United States Court of Appeals, Second Circuit
609 F.3d 556 (2d Cir. 2010)
In U.S. v. Kaiser, Mark P. Kaiser, a former executive at U.S. Food Services (USF), was accused of participating in a scheme to fraudulently inflate USF's financial condition, which impacted the financial statements of Royal Ahold N.V. (Ahold) after it acquired USF in 2000. The indictment included charges of conspiracy to commit securities fraud, making false filings with the SEC, and falsifying records. The government presented evidence from cooperators that Kaiser was involved in inflating promotional allowance (PA) income, misrepresenting financial conditions to auditors, and engaging in other fraudulent acts. Kaiser contended that he was unaware of the fraud and pointed to others, including Tim Lee, as responsible.
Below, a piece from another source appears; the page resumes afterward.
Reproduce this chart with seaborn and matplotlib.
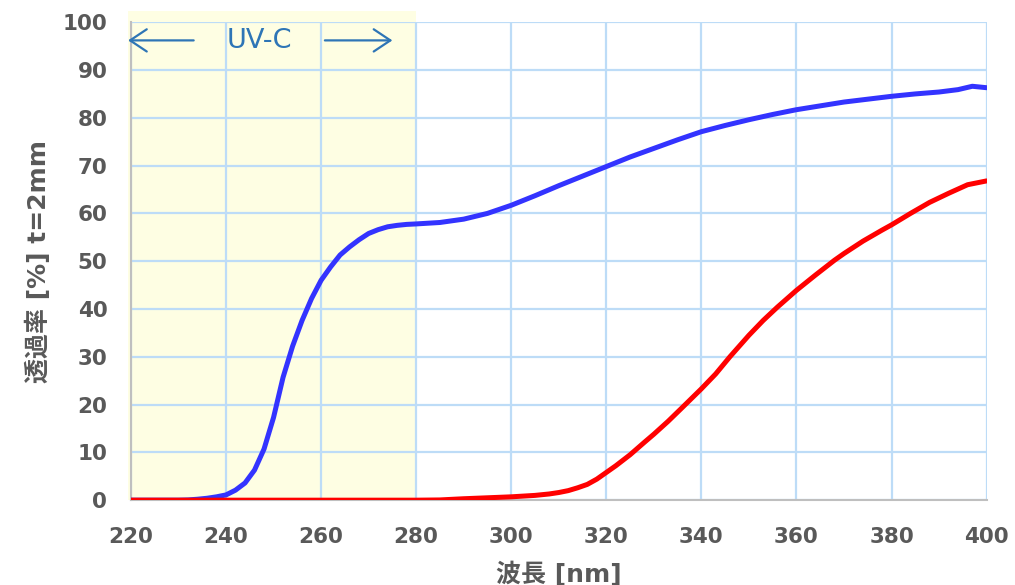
"""
Transmittance spectrum (t = 2 mm), two materials, UV-C band shaded.
"""

import numpy as np
import pandas as pd
import matplotlib
matplotlib.use("Agg")
import matplotlib.pyplot as plt
from matplotlib.patches import Rectangle
import seaborn as sns

# ── data ─────────────────────────────────────────────────────────────────────
blue_nm = [220, 225, 230, 232, 234, 236, 238, 240, 242, 244, 246, 248, 250,
           252, 254, 256, 258, 260, 262, 264, 266, 268, 270, 272, 274, 276,
           278, 280, 285, 290, 295, 300, 305, 310, 315, 320, 325, 330, 335,
           340, 345, 350, 355, 360, 365, 370, 375, 380, 385, 390, 394, 397, 400]
blue_pct = [0, 0, 0, 0.05, 0.2, 0.4, 0.7, 1.1, 2.1, 3.6, 6.3, 10.7, 17.3,
            25.7, 32.2, 37.6, 42.2, 46.0, 48.8, 51.3, 53.0, 54.5, 55.8, 56.6,
            57.2, 57.5, 57.7, 57.8, 58.1, 58.8, 60.0, 61.7, 63.7, 65.8, 67.8,
            69.8, 71.8, 73.6, 75.4, 77.1, 78.4, 79.6, 80.7, 81.7, 82.5, 83.3,
            83.9, 84.5, 85.0, 85.4, 85.9, 86.6, 86.3]

red_nm = [220, 240, 260, 280, 285, 290, 295, 300, 305, 308, 310, 312, 314,
          316, 318, 320, 322, 325, 328, 330, 333, 336, 340, 343, 346, 350,
          353, 356, 360, 364, 368, 370, 374, 378, 380, 384, 388, 392, 396, 400]
red_pct = [0, 0, 0, 0, 0.05, 0.3, 0.5, 0.7, 1.0, 1.3, 1.6, 2.0, 2.6, 3.3,
           4.4, 5.8, 7.2, 9.5, 12.1, 13.8, 16.5, 19.4, 23.3, 26.4, 30.0, 34.5,
           37.6, 40.4, 43.9, 47.1, 50.2, 51.6, 54.2, 56.5, 57.6, 60.0, 62.3,
           64.2, 66.0, 66.8]

UVC_BAND = (220, 280)
X_TICKS = list(range(220, 401, 20))
Y_TICKS = list(range(0, 101, 10))

TXT = "#595959"
GRID = "#BDDCF7"

sns.set_style("white")
plt.rcParams["font.family"] = ["DejaVu Sans", "Noto Sans CJK JP"]

blue_df = pd.DataFrame({"nm": blue_nm, "pct": blue_pct})
red_df = pd.DataFrame({"nm": red_nm, "pct": red_pct})

fig = plt.figure(figsize=(10.15, 5.85), dpi=100)
ax = fig.add_axes([0.129, 0.145, 0.843, 0.817])

# UV-C band (sticks out a little above the plot, like the original)
ax.add_patch(Rectangle((UVC_BAND[0] - 0.6, 0), UVC_BAND[1] - UVC_BAND[0] + 0.6, 102.3,
                       facecolor="#FEFEE3", edgecolor="none", zorder=0.2,
                       clip_on=False))

sns.lineplot(data=blue_df, x="nm", y="pct", ax=ax, color="#3333FF",
             linewidth=3.6, zorder=3)
sns.lineplot(data=red_df, x="nm", y="pct", ax=ax, color="#FF0000",
             linewidth=3.6, zorder=4)

ax.set_xlim(220, 400)
ax.set_ylim(0, 100)
ax.set_xticks(X_TICKS)
ax.set_yticks(Y_TICKS)
ax.set_axisbelow(True)
ax.grid(True, color=GRID, linewidth=1.6, zorder=0.5)

for s in ("top", "right"):
    ax.spines[s].set_visible(False)
for s in ("left", "bottom"):
    ax.spines[s].set_color("#BFBFBF")
    ax.spines[s].set_linewidth(1.5)

ax.tick_params(axis="both", length=0, labelsize=15.5, labelcolor=TXT)
ax.tick_params(axis="x", pad=19.5)
ax.tick_params(axis="y", pad=17)
for lbl in ax.get_xticklabels() + ax.get_yticklabels():
    lbl.set_fontweight("bold")

ax.set_xlabel("波長 [nm]", fontsize=18, fontweight="bold", color=TXT, labelpad=10)
ax.set_ylabel("透過率 [%] t=2mm", fontsize=18, fontweight="bold", color=TXT,
              labelpad=8)

# UV-C annotation
ax.text(247.1, 96.1, "UV-C", fontsize=19.5, color="#2E75B6",
        ha="center", va="center", zorder=5)
arrow = dict(arrowstyle="->,head_length=0.6,head_width=0.4",
             color="#2E75B6", lw=1.6, mutation_scale=20,
             shrinkA=0, shrinkB=0)
ax.annotate("", xy=(219.4, 96.2), xytext=(233.2, 96.2), arrowprops=arrow,
            annotation_clip=False, zorder=5)
ax.annotate("", xy=(275.0, 96.2), xytext=(260.8, 96.2), arrowprops=arrow,
            annotation_clip=False, zorder=5)

fig.savefig("out.png", dpi=100)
The jury convicted Kaiser on all counts, finding that the objectives of the conspiracy included making false filings and falsifying records but not committing securities fraud. Kaiser was sentenced to 84 months in prison and fined $50,000. On appeal, Kaiser challenged the jury instructions, evidentiary rulings, and sentencing errors. The U.S. Court of Appeals for the 2d Circuit reviewed the case, focusing on jury instructions and evidentiary issues. The court found issues with jury instructions on conscious avoidance and the admission of hearsay testimony. The court vacated the conviction and remanded for a new trial.
The main issues were whether the jury instructions on conscious avoidance were erroneous and whether certain hearsay evidence was improperly admitted, affecting the fairness of the trial.
The U.S. Court of Appeals for the 2d Circuit held that there were errors in the jury instructions on conscious avoidance and the admission of hearsay testimony, warranting a new trial.
The U.S. Court of Appeals for the 2d Circuit reasoned that the district court's jury instructions on conscious avoidance lacked key elements, specifically not including the "high probability" and "actual belief" standards required to establish knowledge, which could have led the jury to convict based on negligence rather than intentional avoidance of facts. Additionally, the court found that the admission of a hearsay statement regarding USF's General Counsel's intent to report Kaiser to the SEC was highly prejudicial and was used by the prosecution to demonstrate Kaiser's knowledge of improper accounting, despite its inadmissibility. The court determined that these errors could have influenced the jury's verdict, as the government relied heavily on the testimony of cooperators, whose credibility was questionable. The court concluded that these errors affected the trial's fairness and integrity, necessitating a new trial to ensure justice.